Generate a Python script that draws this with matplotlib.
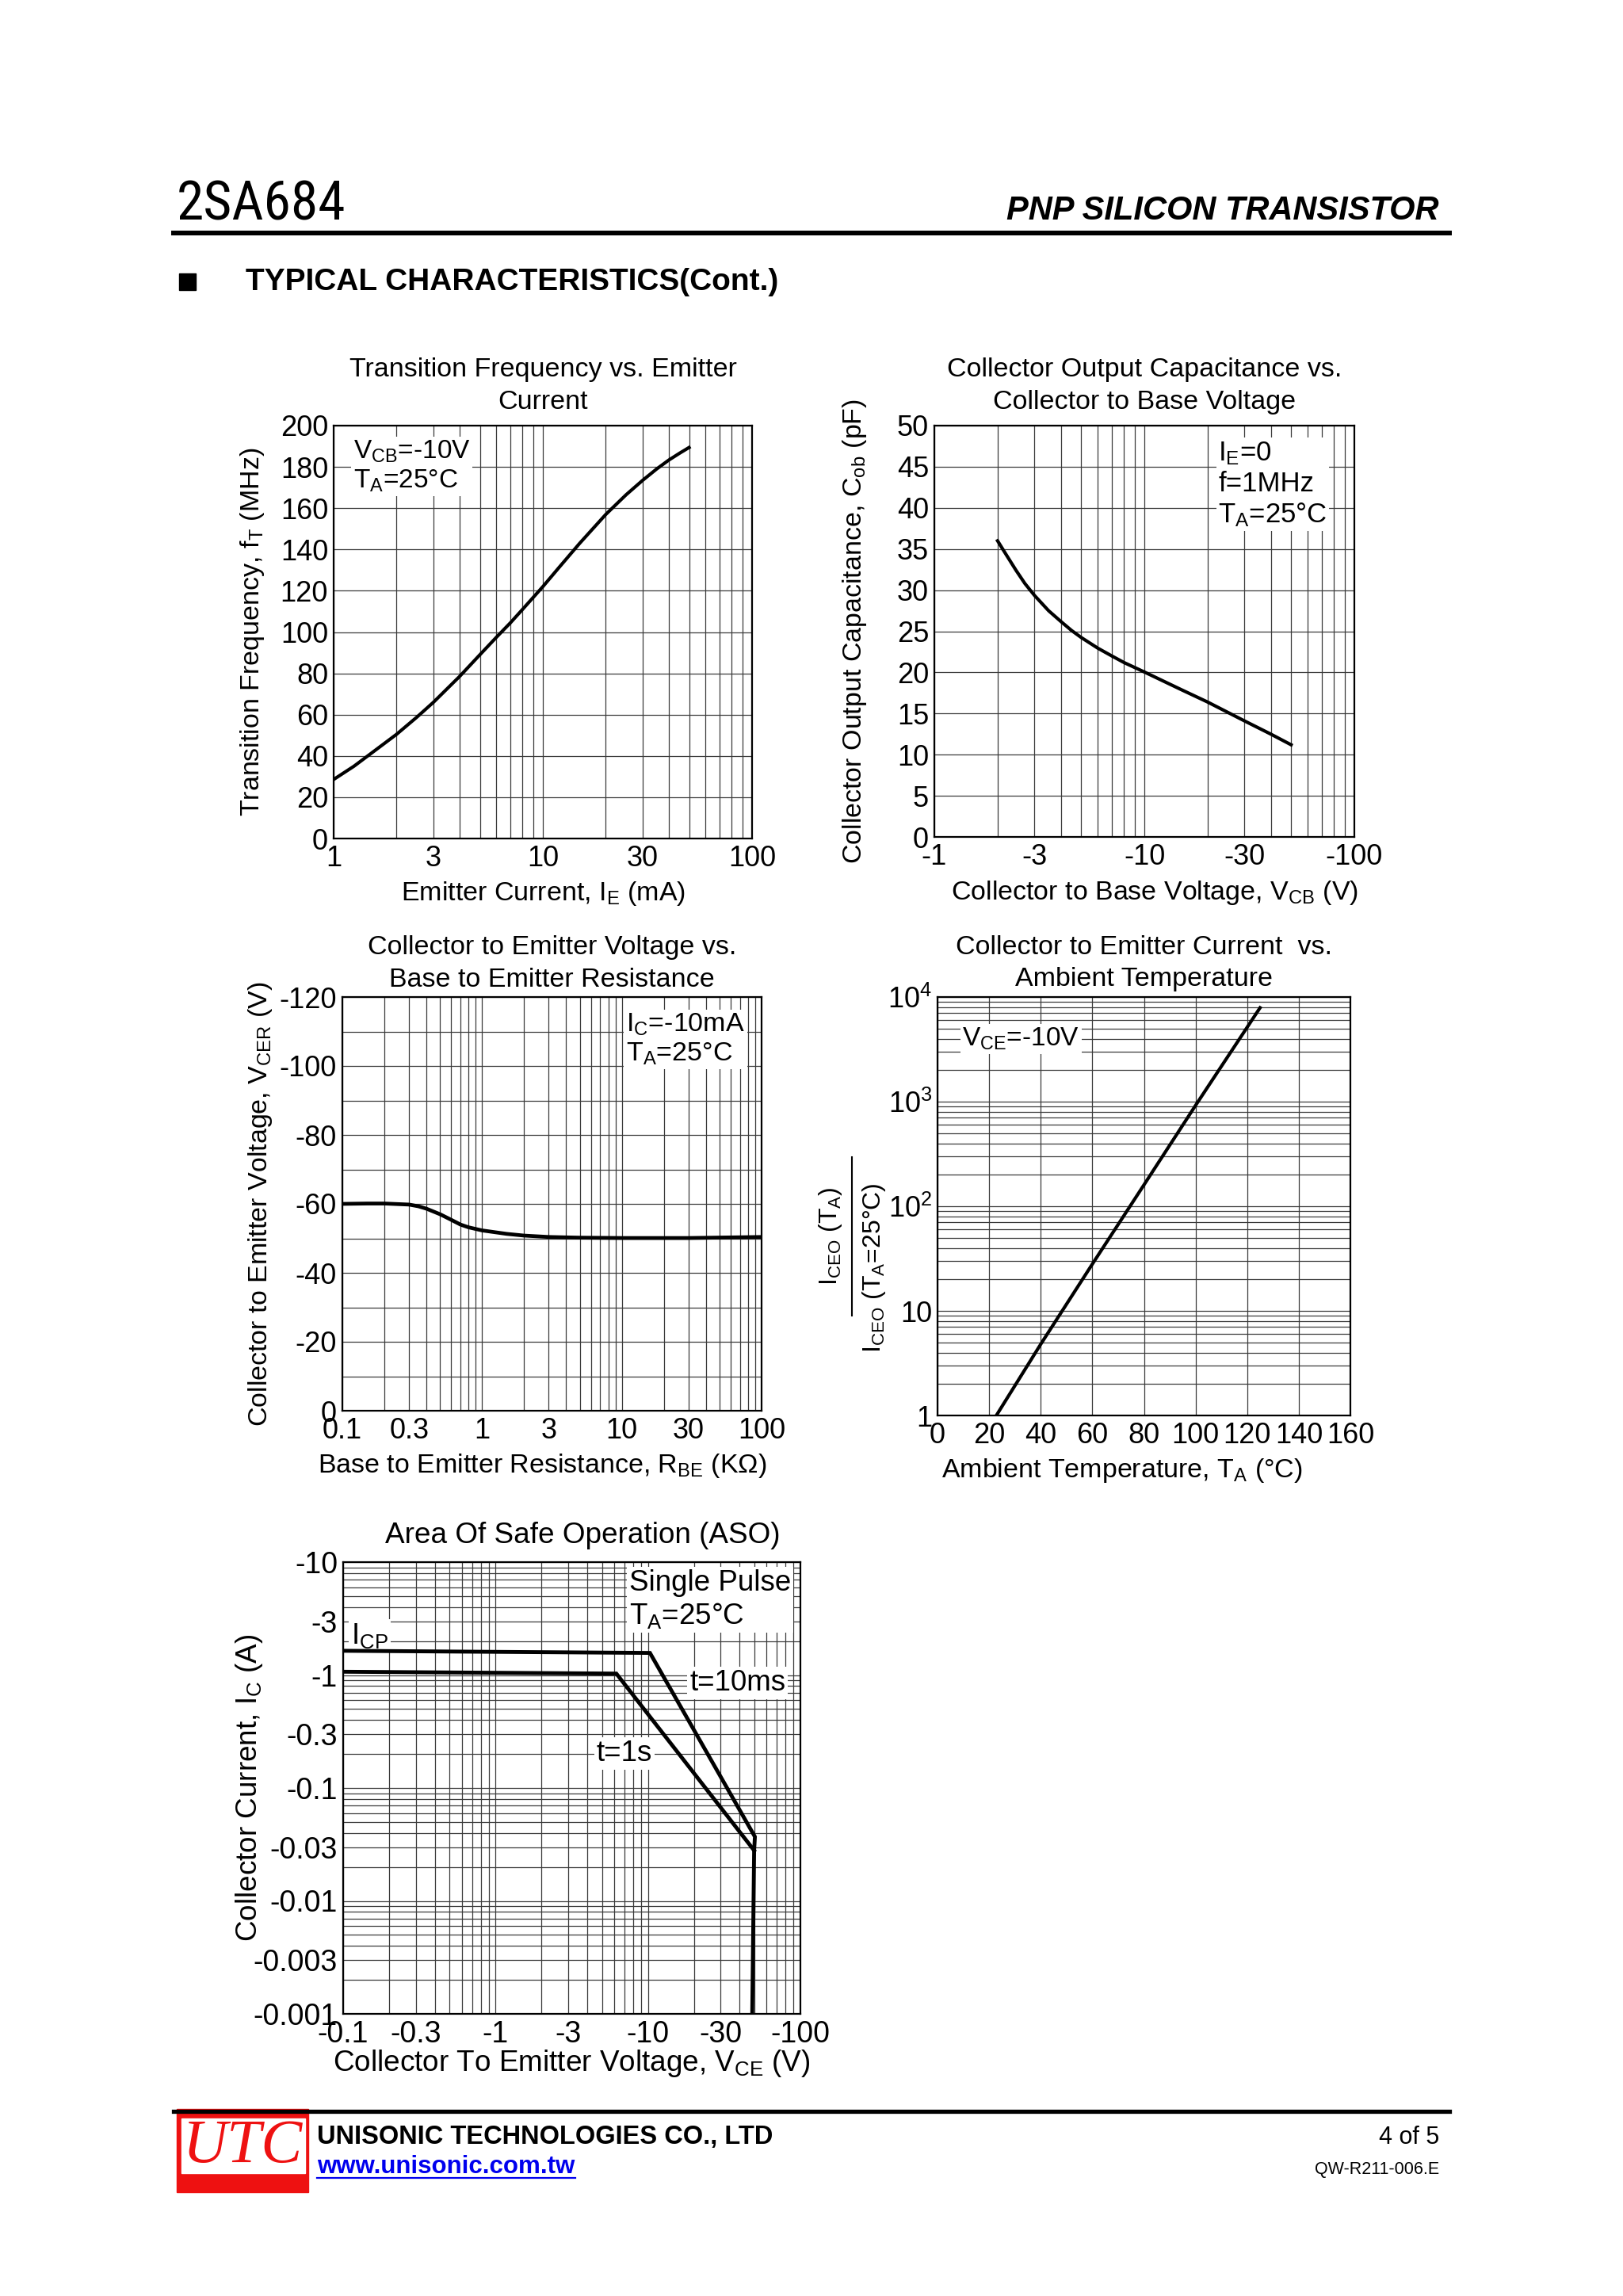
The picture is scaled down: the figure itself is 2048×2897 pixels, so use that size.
import matplotlib
matplotlib.use("Agg")
import matplotlib.pyplot as plt
import numpy as np
from matplotlib import font_manager
from matplotlib.patches import Rectangle
from matplotlib.lines import Line2D
from matplotlib.ticker import LogLocator, NullFormatter, MultipleLocator

plt.rcParams['font.family'] = ['Liberation Sans', 'DejaVu Sans']
plt.rcParams['mathtext.default'] = 'regular'

W, H = 2048, 2897

### Daten (aus dem Datenblatt abgelesen)
# fT vs IE
ie_ma = [1, 1.25, 1.5, 2, 2.5, 3, 4, 5, 6, 7, 8, 10, 12, 15, 20, 25, 30, 35, 40, 45, 50]
ft_mhz = [28.6, 35, 41, 50.5, 58.8, 66, 78.5, 89, 97.5, 104.5, 111, 122, 131.5, 143, 157,
          166.5, 173.5, 179, 183.3, 186.6, 189.4]
x1_ticks = [1, 3, 10, 30, 100]
x1_labels = ['1', '3', '10', '30', '100']

# Cob vs VCB (Betrag von VCB)
vcb = [2, 2.2, 2.45, 2.7, 3, 3.5, 4, 4.5, 5, 6, 7, 8, 10, 15, 20, 30, 40, 50]
cob = [36, 34.3, 32.4, 30.8, 29.35, 27.5, 26.2, 25.1, 24.25, 22.95, 22.0, 21.2, 20.05,
       17.9, 16.4, 14.1, 12.5, 11.2]
x2_ticks = [1, 3, 10, 30, 100]
x2_labels = ['-1', '-3', '-10', '-30', '-100']

# VCER vs RBE (Betrag von VCER)
rbe = [0.1, 0.15, 0.2, 0.3, 0.35, 0.4, 0.5, 0.6, 0.7, 0.8, 1, 1.5, 2, 3, 5, 10, 30, 100]
vcer = [60, 60.1, 60.1, 59.8, 59.3, 58.6, 57, 55.4, 54.0, 53.2, 52.3, 51.3, 50.8, 50.4,
        50.2, 50.1, 50.1, 50.4]
x3_ticks = [0.1, 0.3, 1, 3, 10, 30, 100]
x3_labels = ['0.1', '0.3', '1', '3', '10', '30', '100']
y3_ticks = [0, 20, 40, 60, 80, 100, 120]
y3_labels = ['0', '-20', '-40', '-60', '-80', '-100', '-120']

# ICEO(TA)/ICEO(25C) vs TA
ta = [22.8, 40, 60, 80, 100, 125]
iceo_ratio = [1, 4.8, 28, 160, 920, 7900]
y4_ticks = [1, 10, 100, 1000, 10000]
y4_labels = ['1', '10', '10$^{2}$', '10$^{3}$', '10$^{4}$']

# ASO (Betraege)
vce_10ms = [0.1, 10.3, 50.3, 49.7, 48.3]
ic_10ms = [1.64, 1.57, 0.037, 0.028, 0.001]
vce_1s = [0.1, 6.2, 49.7]
ic_1s = [1.07, 1.03, 0.028]
x5_ticks = [0.1, 0.3, 1, 3, 10, 30, 100]
x5_labels = ['-0.1', '-0.3', '-1', '-3', '-10', '-30', '-100']
y5_ticks = [0.001, 0.003, 0.01, 0.03, 0.1, 0.3, 1, 3, 10]
y5_labels = ['-0.001', '-0.003', '-0.01', '-0.03', '-0.1', '-0.3', '-1', '-3', '-10']

TICK_FS = 26
LAB_FS = 24.5
BOX = dict(facecolor='white', edgecolor='none', pad=2)

fig = plt.figure(figsize=(W / 100, H / 100), dpi=100)


def make_ax(l, t, r, b, tfs=TICK_FS):
    ax = fig.add_axes([l / W, 1 - b / H, (r - l) / W, (b - t) / H])
    for s in ax.spines.values():
        s.set_linewidth(1.6)
    ax.tick_params(which='both', length=0, labelsize=tfs)
    ax.tick_params(axis='x', pad=6)
    ax.tick_params(axis='y', pad=5)
    ax.set_axisbelow(True)
    return ax


def log_minor(axis):
    axis.set_minor_locator(LogLocator(base=10, subs=np.arange(2, 10), numticks=50))
    axis.set_minor_formatter(NullFormatter())


def labels(ax, title, ty, xl, xly, yl, ylx, tx=0.5, xlx=0.5, fs=LAB_FS):
    ax.set_title(title, y=ty, x=tx, va='center', fontsize=fs, linespacing=1.4)
    ax.set_xlabel(xl, fontsize=fs, va='center')
    ax.xaxis.set_label_coords(xlx, xly)
    if yl:
        ax.set_ylabel(yl, fontsize=fs, va='center')
        ax.yaxis.set_label_coords(ylx, 0.5)


def grid(ax):
    ax.grid(which='both', color='#3a3a3a', lw=0.9)


### Chart 1
ax1 = make_ax(421, 537, 949, 1058)
ax1.set_xscale('log')
ax1.plot(ie_ma, ft_mhz, color='black', lw=3.0, zorder=3)
ax1.set_xlim(1, 100)
ax1.set_ylim(0, 200)
ax1.set_xticks(x1_ticks, x1_labels)
log_minor(ax1.xaxis)
ax1.yaxis.set_major_locator(MultipleLocator(20))
grid(ax1)
ax1.text(0.047, 0.968, 'V$_{CB}$=-10V\nT$_{A}$=25°C', transform=ax1.transAxes,
         va='top', ha='left', fontsize=24, bbox=BOX, zorder=2)
labels(ax1, 'Transition Frequency vs. Emitter\nCurrent', 1.08,
       'Emitter Current, I$_{E}$ (mA)', -0.133,
       'Transition Frequency, f$_{T}$ (MHz)', -0.195)

### Chart 2
ax2 = make_ax(1179, 537, 1709, 1056)
ax2.set_xscale('log')
ax2.plot(vcb, cob, color='black', lw=3.0, zorder=3)
ax2.set_xlim(1, 100)
ax2.set_ylim(0, 50)
ax2.set_xticks(x2_ticks, x2_labels)
log_minor(ax2.xaxis)
ax2.yaxis.set_major_locator(MultipleLocator(5))
grid(ax2)
ax2.text(0.676, 0.965, 'I$_{E}$=0\nf=1MHz\nT$_{A}$=25°C', transform=ax2.transAxes,
         va='top', ha='left', fontsize=25, bbox=BOX, zorder=2)
labels(ax2, 'Collector Output Capacitance vs.\nCollector to Base Voltage', 1.08,
       'Collector to Base Voltage, V$_{CB}$ (V)', -0.135,
       'Collector Output Capacitance, C$_{ob}$ (pF)', -0.189, xlx=0.525)

### Chart 3
ax3 = make_ax(432, 1258, 961, 1780)
ax3.set_xscale('log')
ax3.plot(rbe, vcer, color='black', lw=3.4, zorder=3)
ax3.set_xlim(0.1, 100)
ax3.set_ylim(0, 120)
ax3.set_xticks(x3_ticks, x3_labels)
log_minor(ax3.xaxis)
ax3.set_yticks(y3_ticks, y3_labels)
ax3.yaxis.set_minor_locator(MultipleLocator(10))
grid(ax3)
ax3.text(0.677, 0.965, 'I$_{C}$=-10mA\nT$_{A}$=25°C', transform=ax3.transAxes,
         va='top', ha='left', fontsize=24.5, bbox=BOX, zorder=2)
labels(ax3, 'Collector to Emitter Voltage vs.\nBase to Emitter Resistance', 1.065,
       'Base to Emitter Resistance, R$_{BE}$ (KΩ)', -0.134,
       'Collector to Emitter Voltage, V$_{CER}$ (V)', -0.195, xlx=0.476)

### Chart 4
ax4 = make_ax(1183, 1258, 1704, 1786)
ax4.set_yscale('log')
ax4.plot(ta, iceo_ratio, color='black', lw=3.0, zorder=3)
ax4.set_xlim(0, 160)
ax4.set_ylim(1, 10000)
ax4.xaxis.set_major_locator(MultipleLocator(20))
ax4.set_yticks(y4_ticks, y4_labels)
log_minor(ax4.yaxis)
grid(ax4)
ax4.text(0.06, 0.9, 'V$_{CE}$=-10V', transform=ax4.transAxes,
         va='center', ha='left', fontsize=24, bbox=BOX, zorder=2)
labels(ax4, 'Collector to Emitter Current  vs.\nAmbient Temperature', 1.065,
       'Ambient Temperature, T$_{A}$ (°C)', -0.131, None, 0, xlx=0.447)
# Bruch als y-Beschriftung
fig.text(1048 / W, 1 - 1560 / H, 'I$_{CEO}$ (T$_{A}$)', rotation=90,
         ha='center', va='center', fontsize=23)
fig.text(1103 / W, 1 - 1600 / H, 'I$_{CEO}$ (T$_{A}$=25°C)', rotation=90,
         ha='center', va='center', fontsize=23)
fig.add_artist(Line2D([1075 / W, 1075 / W], [1 - 1460 / H, 1 - 1660 / H],
                      color='black', lw=1.5, transform=fig.transFigure))

### Chart 5
ax5 = make_ax(433, 1971, 1010, 2541, tfs=27)
ax5.set_xscale('log')
ax5.set_yscale('log')
ax5.plot(vce_10ms, ic_10ms, color='black', lw=3.5, zorder=3, solid_joinstyle='miter')
ax5.plot(vce_1s, ic_1s, color='black', lw=3.5, zorder=3, solid_joinstyle='miter')
ax5.set_xlim(0.1, 100)
ax5.set_ylim(0.001, 10)
ax5.set_xticks(x5_ticks, x5_labels)
ax5.set_yticks(y5_ticks, y5_labels)
log_minor(ax5.xaxis)
log_minor(ax5.yaxis)
grid(ax5)
ax5.text(0.625, 0.985, 'Single Pulse\nT$_{A}$=25°C', transform=ax5.transAxes,
         va='top', ha='left', fontsize=26.5, bbox=BOX, zorder=2)
ax5.text(0.017, 0.82, 'I$_{CP}$', transform=ax5.transAxes,
         va='baseline', ha='left', fontsize=26.5, bbox=BOX, zorder=2)
ax5.text(0.758, 0.732, 't=10ms', transform=ax5.transAxes,
         va='center', ha='left', fontsize=26.5, bbox=BOX, zorder=2)
ax5.text(0.554, 0.576, 't=1s', transform=ax5.transAxes,
         va='center', ha='left', fontsize=26.5, bbox=BOX, zorder=2)
labels(ax5, 'Area Of Safe Operation (ASO)', 1.044,
       'Collector To Emitter Voltage, V$_{CE}$ (V)', -0.109,
       'Collector Current, I$_{C}$ (A)', -0.206, tx=0.523, fs=26.6)

### Kopfzeile
# schmale Schrift, falls vorhanden
names = {f.name for f in font_manager.fontManager.ttflist}
narrow = None
for n in ['Liberation Sans Narrow', 'Roboto Condensed', 'Open Sans Condensed',
          'DejaVu Sans Condensed']:
    if n in names:
        narrow = n
        break
if narrow:
    fig.text(223 / W, 1 - 277 / H, '2SA684', fontsize=50, family=narrow, va='baseline')
else:
    fig.text(223 / W, 1 - 277 / H, '2SA684', fontsize=42, va='baseline')
fig.text(1816 / W, 1 - 277 / H, 'PNP SILICON TRANSISTOR', fontsize=30,
         weight='bold', style='italic', ha='right', va='baseline')
fig.add_artist(Line2D([219 / W, 1829 / W], [1 - 293.5 / H] * 2, color='black', lw=4.3,
                      transform=fig.transFigure))
fig.add_artist(Rectangle((226 / W, 1 - 366 / H), 21 / W, 21 / H, color='black',
                         transform=fig.transFigure))
fig.text(310 / W, 1 - 366 / H, 'TYPICAL CHARACTERISTICS(Cont.)', fontsize=28,
         weight='bold', va='baseline')

### Fusszeile
fig.add_artist(Line2D([219 / W, 1829 / W], [1 - 2664 / H] * 2, color='black', lw=3.8,
                      transform=fig.transFigure))
fig.add_artist(Rectangle((223 / W, 1 - 2766 / H), 166 / W, 105 / H, color='#ee1111',
                         transform=fig.transFigure))
fig.add_artist(Rectangle((229 / W, 1 - 2742 / H), 156 / W, 69 / H, color='white',
                         transform=fig.transFigure))
fig.text(306 / W, 1 - 2709 / H, 'UTC', fontsize=56, family='Liberation Serif',
         style='italic', color='#ee1111', ha='center', va='center')
fig.text(400 / W, 1 - 2705 / H, 'UNISONIC TECHNOLOGIES CO., LTD', fontsize=23.5,
         weight='bold', va='baseline')
fig.text(400 / W, 1 - 2742 / H, 'www.unisonic.com.tw', fontsize=22.5,
         weight='bold', color='#0000ee', va='baseline')
fig.add_artist(Line2D([400 / W, 726 / W], [1 - 2748 / H] * 2, color='#0000ee', lw=1.6,
                      transform=fig.transFigure))
fig.text(1816 / W, 1 - 2705 / H, '4 of 5', fontsize=22, ha='right', va='baseline')
fig.text(1816 / W, 1 - 2743 / H, 'QW-R211-006.E', fontsize=15.5, ha='right', va='baseline')

fig.savefig('out.png', dpi=100)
——————————
• _WRITTEN EXERCISE_
Copy out exactly the lines from the one with "The picture is" through the one with "x2_labels = ['-1', '-3', '-10', '-30', '-100']", counting both ends, and no other lines.

• _TASK OUTPUT_
The picture is scaled down: the figure itself is 2048×2897 pixels, so use that size.
import matplotlib
matplotlib.use("Agg")
import matplotlib.pyplot as plt
import numpy as np
from matplotlib import font_manager
from matplotlib.patches import Rectangle
from matplotlib.lines import Line2D
from matplotlib.ticker import LogLocator, NullFormatter, MultipleLocator

plt.rcParams['font.family'] = ['Liberation Sans', 'DejaVu Sans']
plt.rcParams['mathtext.default'] = 'regular'

W, H = 2048, 2897

### Daten (aus dem Datenblatt abgelesen)
# fT vs IE
ie_ma = [1, 1.25, 1.5, 2, 2.5, 3, 4, 5, 6, 7, 8, 10, 12, 15, 20, 25, 30, 35, 40, 45, 50]
ft_mhz = [28.6, 35, 41, 50.5, 58.8, 66, 78.5, 89, 97.5, 104.5, 111, 122, 131.5, 143, 157,
          166.5, 173.5, 179, 183.3, 186.6, 189.4]
x1_ticks = [1, 3, 10, 30, 100]
x1_labels = ['1', '3', '10', '30', '100']

# Cob vs VCB (Betrag von VCB)
vcb = [2, 2.2, 2.45, 2.7, 3, 3.5, 4, 4.5, 5, 6, 7, 8, 10, 15, 20, 30, 40, 50]
cob = [36, 34.3, 32.4, 30.8, 29.35, 27.5, 26.2, 25.1, 24.25, 22.95, 22.0, 21.2, 20.05,
       17.9, 16.4, 14.1, 12.5, 11.2]
x2_ticks = [1, 3, 10, 30, 100]
x2_labels = ['-1', '-3', '-10', '-30', '-100']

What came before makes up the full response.